═════ Exercise material
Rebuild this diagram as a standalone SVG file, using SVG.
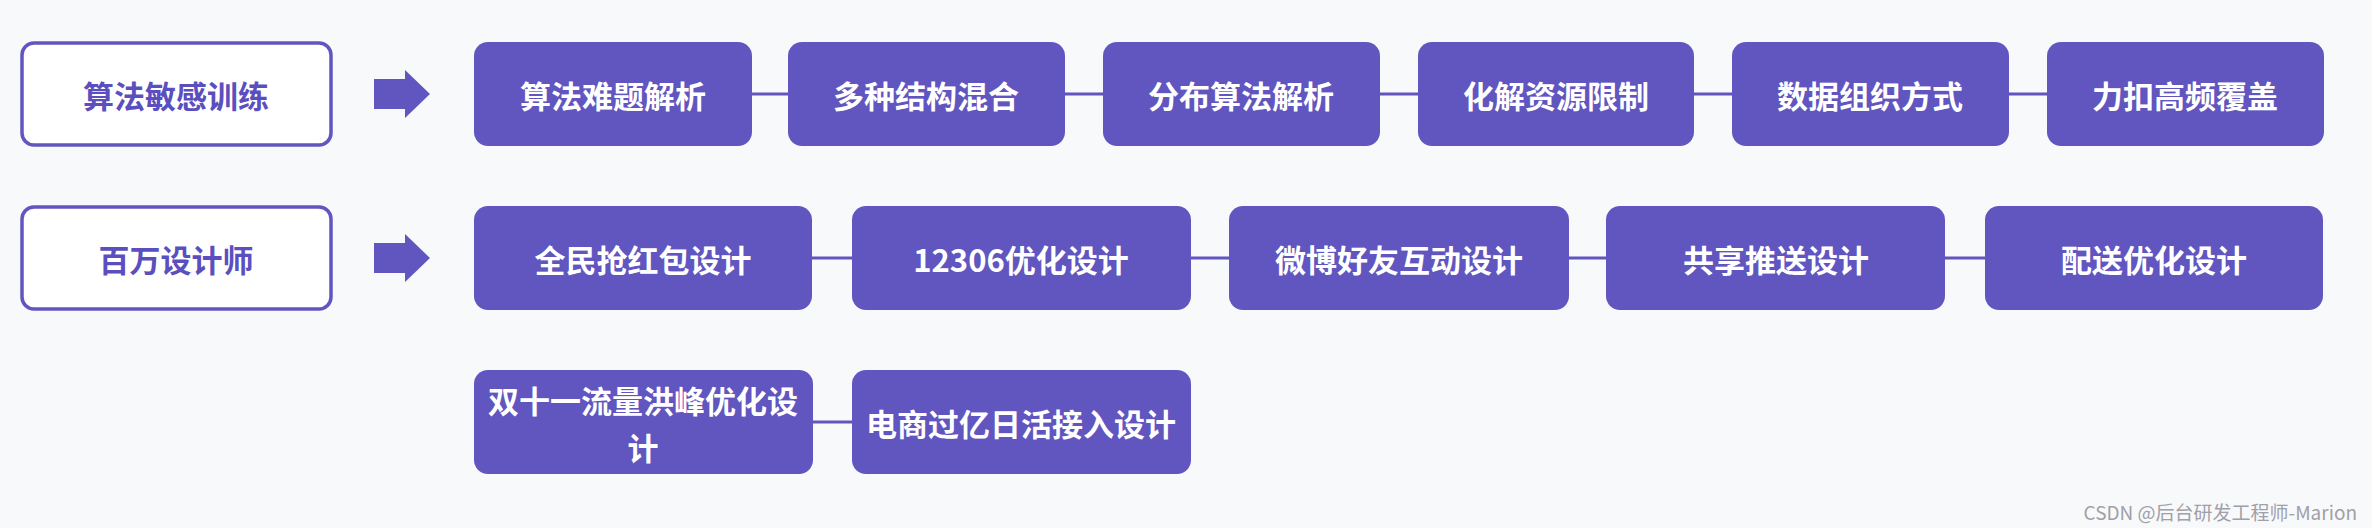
<svg xmlns="http://www.w3.org/2000/svg" width="2372" height="528" viewBox="0 0 2372 528">
<style>
.n{fill:#6155c0}
.h{fill:#fff;stroke:#6155c0;stroke-width:3.5}
text{font-family:"Noto Sans CJK SC","Noto Sans",sans-serif;font-size:31px;font-weight:600;text-anchor:middle;dominant-baseline:central}
.w{fill:#fff}
.p{fill:#5b4fbf}
.c{stroke:#6155c0;stroke-width:3;fill:none}
</style>
<rect width="2372" height="528" fill="#f8f9fb"/>
<g id="connectors">
<path class="c" d="M752 94H788M1065 94H1103M1380 94H1418M1694 94H1732M2009 94H2047M812 258H852M1191 258H1229M1569 258H1606M1945 258H1985M813 422H852"/>
</g>
<g id="arrow1"><polygon class="n" points="374,79 405,79 405,70 430,94 405,118 405,109 374,109"/></g>
<g id="arrow2"><polygon class="n" points="374,243 405,243 405,234 430,258 405,282 405,273 374,273"/></g>
<g id="h1"><rect class="h" x="22" y="43" width="309" height="102" rx="12"/><text class="p" x="176" y="94">算法敏感训练</text></g>
<g id="h2"><rect class="h" x="22" y="207" width="309" height="102" rx="12"/><text class="p" x="176" y="258">百万设计师</text></g>
<g id="a1"><rect class="n" x="474" y="42" width="278" height="104" rx="14"/><text class="w" x="613" y="94">算法难题解析</text></g>
<g id="a2"><rect class="n" x="788" y="42" width="277" height="104" rx="14"/><text class="w" x="926" y="94">多种结构混合</text></g>
<g id="a3"><rect class="n" x="1103" y="42" width="277" height="104" rx="14"/><text class="w" x="1241" y="94">分布算法解析</text></g>
<g id="a4"><rect class="n" x="1418" y="42" width="276" height="104" rx="14"/><text class="w" x="1556" y="94">化解资源限制</text></g>
<g id="a5"><rect class="n" x="1732" y="42" width="277" height="104" rx="14"/><text class="w" x="1870" y="94">数据组织方式</text></g>
<g id="a6"><rect class="n" x="2047" y="42" width="277" height="104" rx="14"/><text class="w" x="2185" y="94">力扣高频覆盖</text></g>
<g id="b1"><rect class="n" x="474" y="206" width="338" height="104" rx="14"/><text class="w" x="643" y="258">全民抢红包设计</text></g>
<g id="b2"><rect class="n" x="852" y="206" width="339" height="104" rx="14"/><text class="w" x="1021" y="258">12306优化设计</text></g>
<g id="b3"><rect class="n" x="1229" y="206" width="340" height="104" rx="14"/><text class="w" x="1399" y="258">微博好友互动设计</text></g>
<g id="b4"><rect class="n" x="1606" y="206" width="339" height="104" rx="14"/><text class="w" x="1776" y="258">共享推送设计</text></g>
<g id="b5"><rect class="n" x="1985" y="206" width="338" height="104" rx="14"/><text class="w" x="2154" y="258">配送优化设计</text></g>
<g id="c1"><rect class="n" x="474" y="370" width="339" height="104" rx="14"/><text class="w" x="643" y="399">双十一流量洪峰优化设</text><text class="w" x="643" y="446">计</text></g>
<g id="c2"><rect class="n" x="852" y="370" width="339" height="104" rx="14"/><text class="w" x="1021" y="422">电商过亿日活接入设计</text></g>
<text x="2357" y="511" style="font-size:19px;font-weight:400;text-anchor:end;fill:#a0a0a8">CSDN @后台研发工程师-Marion</text>
</svg>
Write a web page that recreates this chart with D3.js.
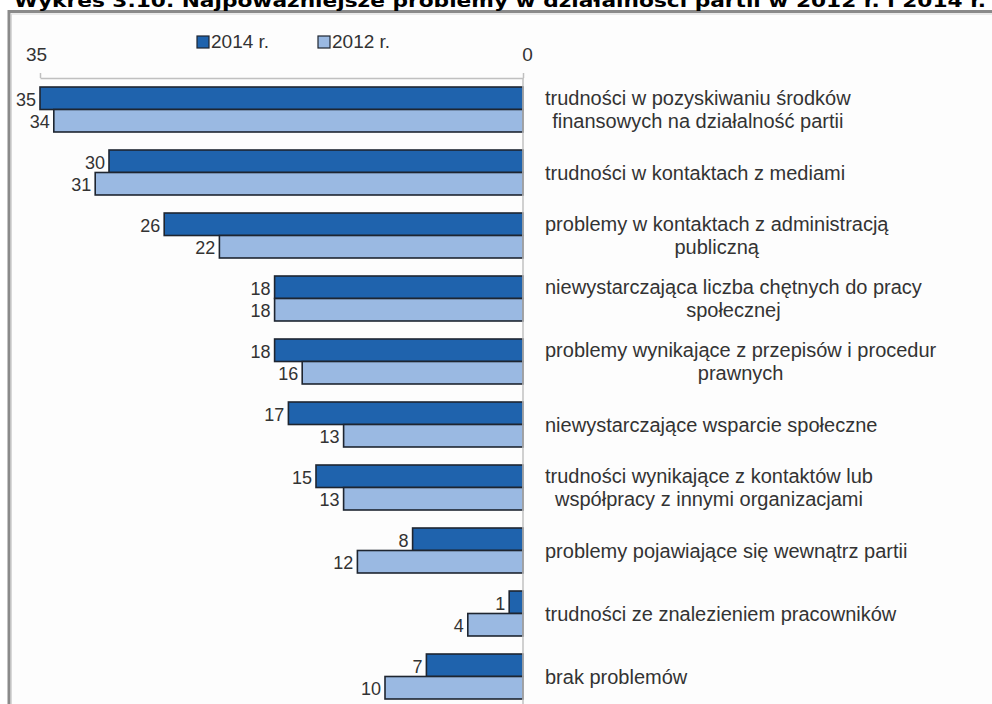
<!DOCTYPE html>
<html>
<head>
<meta charset="utf-8">
<script src="https://cdn.jsdelivr.net/npm/d3@7/dist/d3.min.js"></script>
<style>
  html, body { margin: 0; padding: 0; background: #ffffff; }
  svg { display: block; }
</style>
</head>
<body>
<svg id="chart" width="992" height="704"></svg>
<script>
const title = "Wykres 3.10. Najpoważniejsze problemy w działalności partii w 2012 r. i 2014 r.";
const categories = [
  ["trudności w pozyskiwaniu środków", "finansowych na działalność partii"],
  ["trudności w kontaktach z mediami"],
  ["problemy w kontaktach z administracją", "publiczną"],
  ["niewystarczająca liczba chętnych do pracy", "społecznej"],
  ["problemy wynikające z przepisów i procedur", "prawnych"],
  ["niewystarczające wsparcie społeczne"],
  ["trudności wynikające z kontaktów lub", "współpracy z innymi organizacjami"],
  ["problemy pojawiające się wewnątrz partii"],
  ["trudności ze znalezieniem pracowników"],
  ["brak problemów"]
];
const values2014 = [35, 30, 26, 18, 18, 17, 15, 8, 1, 7];
const values2012 = [34, 31, 22, 18, 16, 13, 13, 12, 4, 10];
const seriesNames = ["2014 r.", "2012 r."];
const axisTicks = [35, 0];

const svg = d3.select("#chart");
const font = "'Liberation Sans', Arial, sans-serif";

// background panel + frame
svg.append("rect").attr("x", 0).attr("y", 0).attr("width", 992).attr("height", 704).attr("fill", "#ffffff");
svg.append("rect").attr("x", 9).attr("y", 11.5).attr("width", 1000).attr("height", 720)
  .attr("fill", "#fdfdfd").attr("stroke", "#8a8a8a").attr("stroke-width", 3);
svg.append("rect").attr("x", 11.5).attr("y", 14).attr("width", 1000).attr("height", 720)
  .attr("fill", "none").attr("stroke", "#d8d8d8").attr("stroke-width", 1);

// title (cut at the top like the reference)
svg.append("text").attr("x", 14).attr("y", 7)
  .attr("font-family", "'DejaVu Sans', Verdana, sans-serif").attr("font-weight", "bold")
  .attr("font-size", 17).attr("fill", "#000")
  .attr("textLength", 972).attr("lengthAdjust", "spacingAndGlyphs")
  .text(title);

const x = d3.scaleLinear().domain([0, 35]).range([523, 40]);
const y = d3.scaleBand().domain(d3.range(categories.length)).range([78, 708])
  .paddingInner(0.286).paddingOuter(0.143);
const bh = y.bandwidth() / 2;

const colors = ["#1f63ad", "#9ab9e2"];
const series = [values2014, values2012];

// top axis
const axis = d3.axisTop(x).tickValues(axisTicks).tickSize(5).tickPadding(12).tickSizeOuter(0);
const gAxis = svg.append("g").attr("transform", "translate(0,78)").call(axis);
gAxis.select(".domain").attr("stroke", "#c0c0c0").attr("stroke-width", 1.5);
gAxis.selectAll(".tick line").attr("stroke", "#c0c0c0").attr("stroke-width", 1.5);
gAxis.selectAll(".tick text").attr("font-family", font).attr("font-size", 19).attr("fill", "#333");
gAxis.selectAll(".tick").filter(d => d === 0).select("text").attr("dx", 4);
gAxis.selectAll(".tick").filter(d => d === 35).select("text").attr("dx", -4);

// bars
series.forEach((vals, si) => {
  svg.append("g").selectAll("rect").data(vals).join("rect")
    .attr("x", d => x(d))
    .attr("y", (d, i) => y(i) + si * bh)
    .attr("width", d => x(0) - x(d))
    .attr("height", bh)
    .attr("fill", colors[si])
    .attr("stroke", "#1e2530").attr("stroke-width", 1.6);
  svg.append("g").selectAll("text").data(vals).join("text")
    .attr("x", d => x(d) - 4)
    .attr("y", (d, i) => y(i) + si * bh + bh / 2 + 1)
    .attr("dy", "0.35em")
    .attr("text-anchor", "end")
    .attr("font-family", font).attr("font-size", 18).attr("fill", "#333")
    .text(d => d);
});

// zero line
svg.append("line").attr("x1", x(0)).attr("x2", x(0)).attr("y1", 78).attr("y2", 704)
  .attr("stroke", "#c0c0c0").attr("stroke-width", 1.5);

// category labels
const lblX = 545, lineH = 23;
categories.forEach((lines, i) => {
  const g = svg.append("g");
  const cy = y(i) + y.bandwidth() / 2;
  const texts = lines.map((t, j) => g.append("text")
    .attr("y", cy + (j - (lines.length - 1) / 2) * lineH)
    .attr("dy", "0.35em")
    .attr("font-family", font).attr("font-size", 20).attr("fill", "#333")
    .text(t));
  const widths = texts.map(t => t.node().getComputedTextLength());
  const maxW = d3.max(widths);
  texts.forEach((t, j) => t.attr("x", lblX + (maxW - widths[j]) / 2));
});

// legend
const legend = svg.append("g");
const legX = [197, 318];
seriesNames.forEach((n, i) => {
  legend.append("rect").attr("x", legX[i]).attr("y", 36).attr("width", 12).attr("height", 12)
    .attr("fill", colors[i]).attr("stroke", "#1e2530").attr("stroke-width", 1.2);
  legend.append("text").attr("x", legX[i] + 14).attr("y", 41.5).attr("dy", "0.35em")
    .attr("font-family", font).attr("font-size", 19).attr("fill", "#333").text(n);
});
</script>
</body>
</html>
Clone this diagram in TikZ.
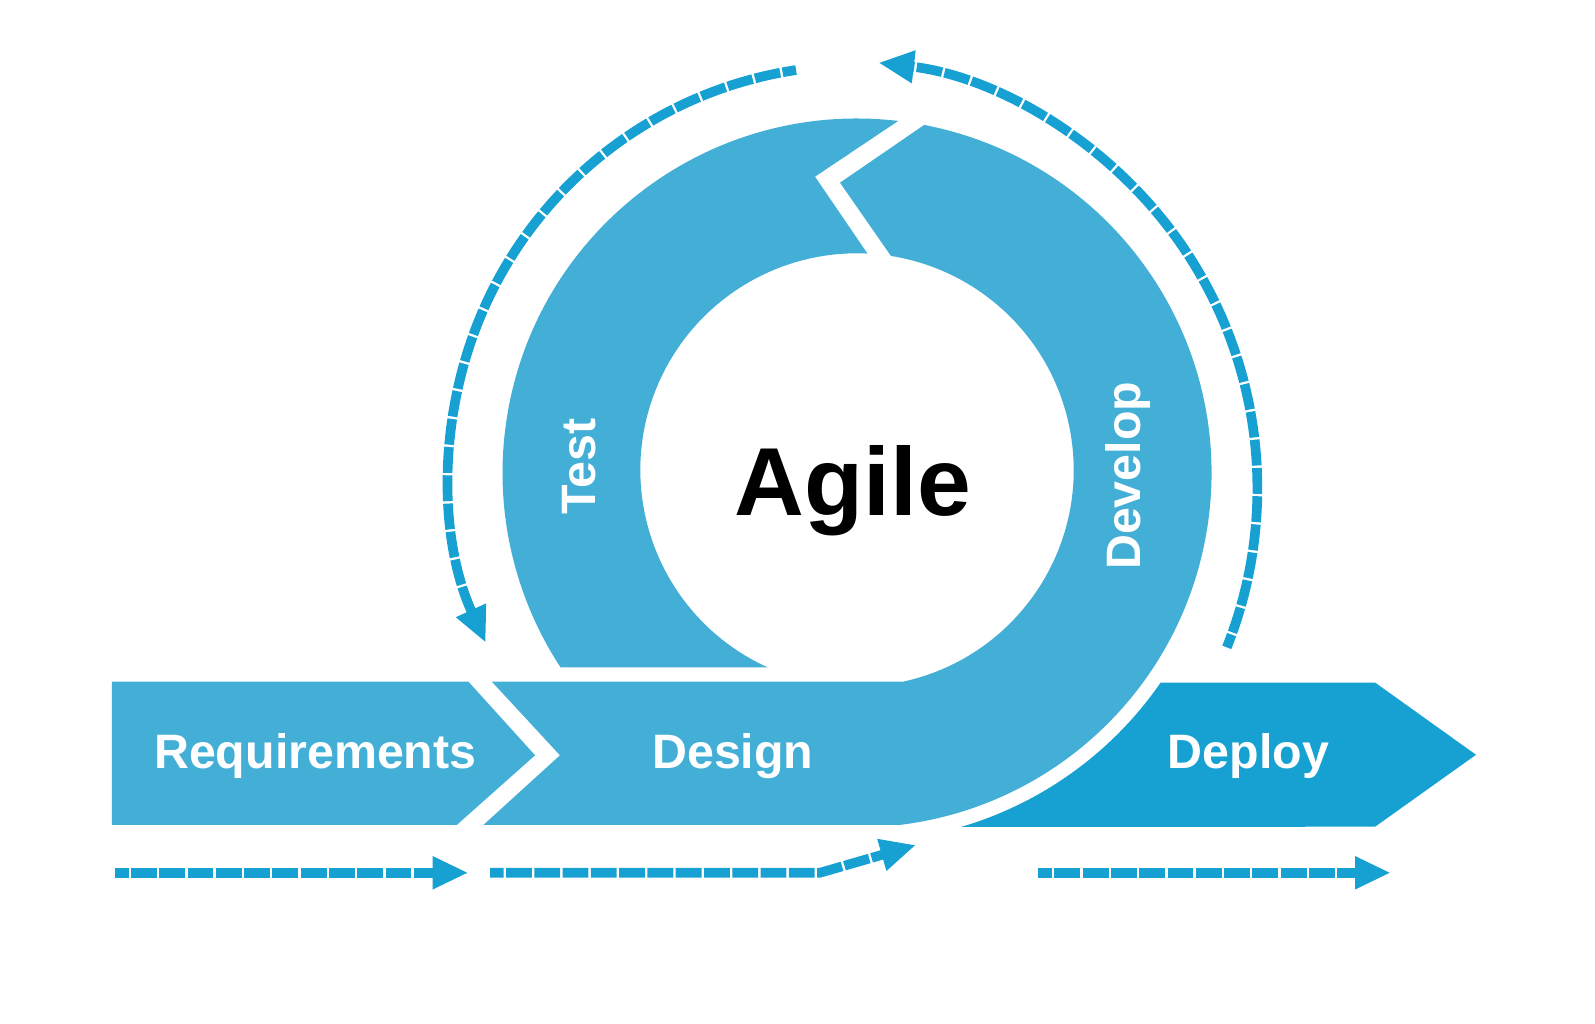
\documentclass[tikz,border=0pt]{standalone}
\usepackage{fontspec}
\setmainfont{Liberation Sans}
\usetikzlibrary{arrows.meta}
\definecolor{ringblue}{HTML}{43AFD6}
\definecolor{deepblue}{HTML}{16A1D2}
\begin{document}
\begin{tikzpicture}[x=1pt,y=-1pt,
  flow/.style={draw=deepblue, line width=9.5pt, dash pattern=on 25.4pt off 2.4pt, dash phase=12pt,
    -{Triangle[length=35pt,width=30pt]}},
  lbl/.style={text=white, font=\fontsize{47.5}{50}\selectfont\bfseries, inner sep=0pt, anchor=base},
  title/.style={text=black, font=\fontsize{95}{100}\selectfont\bfseries, inner sep=0pt, anchor=base}]
\useasboundingbox (0,0) rectangle (1568,1006.5);

% ---- ring, left part (Test)
\fill[ringblue] (852.6,249) -- (801.2,173.7)
  -- ([shift={(842.5,465)}]-83.32:348.5)
  arc[start angle=-83.32, end angle=-213.23, radius=348.5]
  -- ([shift={(842.5,462)}]114.38:213)
  arc[start angle=114.38, end angle=272.71, radius=213] -- cycle;

% ---- ring, right part (Develop) merged with Design band
\fill[ringblue] (875.9,251.7) -- (825.8,179.6)
  -- ([shift={(842.5,465)}]-79.08:348.5)
  arc[start angle=-79.08, end angle=83.13, radius=348.5]
  -- (475.2,811) -- (550.5,742.5) -- (483.4,670)
  -- ([shift={(842.5,462)}]77.56:213)
  arc[start angle=77.56, end angle=-80.98, radius=213] -- cycle;

% ---- Requirements
\fill[ringblue] (110,670) -- (460.4,670) -- (526,742.5) -- (449,811) -- (110,811) -- cycle;

% ---- Deploy
\fill[deepblue] ([shift={(842.5,465)}]34.61:362.7) -- (1351.8,671) -- (1451,742) -- (1351.8,812.7)
  -- ([shift={(842.5,465)}]73.62:362.7)
  arc[start angle=73.62, end angle=34.61, radius=362.7] -- cycle;

% ---- labels
\node[lbl] (req) at (310,755.3) {Requirements};
\node[lbl] (des) at (720.5,755.3) {Design};
\node[lbl] (dep) at (1227.3,755.3) {Deploy};
\node[lbl, rotate=90] (tst) at (585,458.8) {Test};
\node[lbl, rotate=90] (dev) at (1120.7,467.8) {Develop};
\node[title] (agile) at (838.6,506.3) {Agile};

% ---- dashed arrows
\coordinate (a1s) at (113,858);
\coordinate (a1e) at (460.4,858);
\coordinate (a2s) at (481.7,858);
\coordinate (a2m) at (806,858);
\coordinate (a2e) at (900.5,830.7);
\coordinate (a3s) at (1020.8,858);
\coordinate (a3e) at (1367.2,858);
\coordinate (als) at ([shift={(842.6,465.5)}]-98.61:401.2);
\coordinate (ars) at ([shift={(814.8,480.1)}]21.78:421.3);

\draw[flow] (a1s) -- (a1e);
\draw[flow] (a2s) -- (a2m) -- (a2e);
\draw[flow] (a3s) -- (a3e);
\draw[flow] (als) arc[start angle=-98.61, end angle=-204.49, radius=401.2];
\draw[flow] (ars) arc[start angle=21.78, end angle=-83.36, radius=421.3];
\end{tikzpicture}
\end{document}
══════════
## Given instruction
List the lines that contain the word "diagram".

## Expected answer
Rebuild this diagram as a standalone SVG file, using SVG.
Clone this diagram in TikZ.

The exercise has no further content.